Tense and nervous, speculators crowded the Chicago wheat pit one morning last week, waiting for the opening gong. When it rang, they furiously began waving orders to buy. The price of wheat futures rose by the hour, jumping as much as 8 3/4-c- a bushel. Professional speculators, who had been selling wheat short while the price was edging down, took heavy losses.

Wrong Guess. The bears had made a bad guess. They had been banking on the fact that U.S. grain elevators were so clogged with surplus wheat from last year (TIME, June 6) that farmers would not be able to store the bumper crop now being harvested--and thus get no Government support loans on it. Dumped on the market, the grain would drive prices lower.

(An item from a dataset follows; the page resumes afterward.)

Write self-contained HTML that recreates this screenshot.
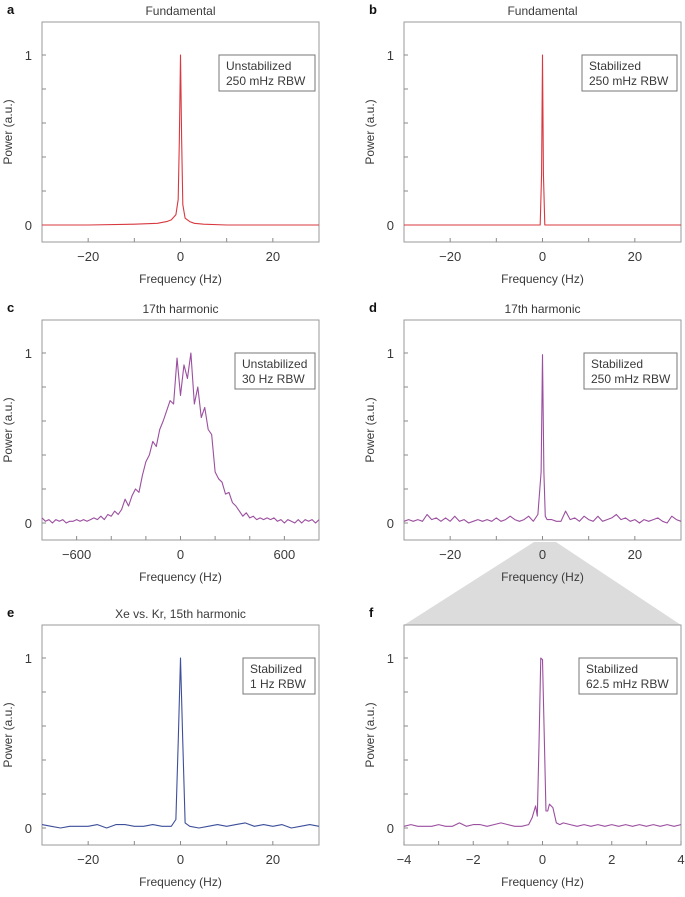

But last week Secretary of Agriculture Charles F. Brannan suddenly changed the rules--and drove the shorts to buying to cover their contracts. Brannan had been begging Congress to give him the power to buy or build additional storage facilities. When Congress finally passed such a bill last week, Brannan acted fast. He not only used the powers Congress had just given him, but dusted off some old ones--which he had had all the time--to give the farmers a lot more.

Farmers in dry areas, said Brannan, who promised to get their wheat into storage within 90 days could get "distress" loans (i.e., 75% of a normal support loan) on wheat even if it was lying on the ground. The farmer would not be responsible if the wheat subsequently rotted; it would be graded according to its original condition. Once the wheat was stored, the farmer could draw the other 25% of his loan. The CCC will also build 50 million bushels of storage space of its own, lend farmers 85% of the cost of building their own storage facilities and, if necessary, store wheat in airplane hangars, Army igloos and other Government-owned property. Brannan even suggested emergency storage space for about 15 million bushels in the holds of the Government's "mothball fleet" of Liberty ships.

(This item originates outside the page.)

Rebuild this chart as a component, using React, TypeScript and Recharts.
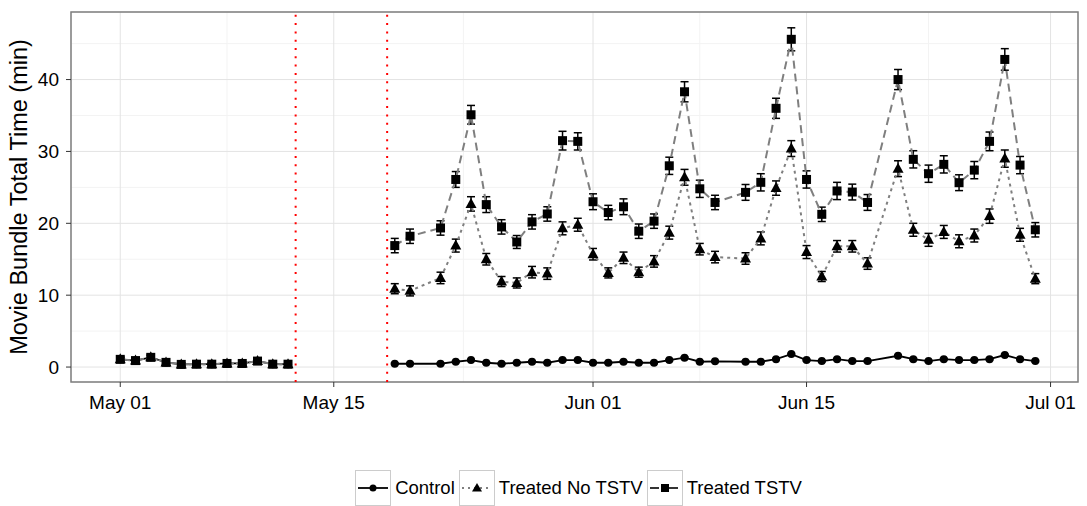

Guess Again. At week's end the job looked bigger than Brannan thought. His statisticians, revising their previous estimates of the 1949 harvest, boosted the total possible yield to 1,336,976,000 bushels, just under 1947's alltime record of 1,364,919,000 bushels. But the actual harvest, which so far had only gone through a few counties in Texas and Oklahoma, was surprisingly turning out anywhere from 30% to 50% smaller than Brannan's estimates (the farmers blamed joint worms, rain and hail for cutting it down). Nevertheless, if the crop proved to be as big as predicted, Brannan is expected to set wheat quotas for next year--first limitation in eight years--to cut down the wheat surplus.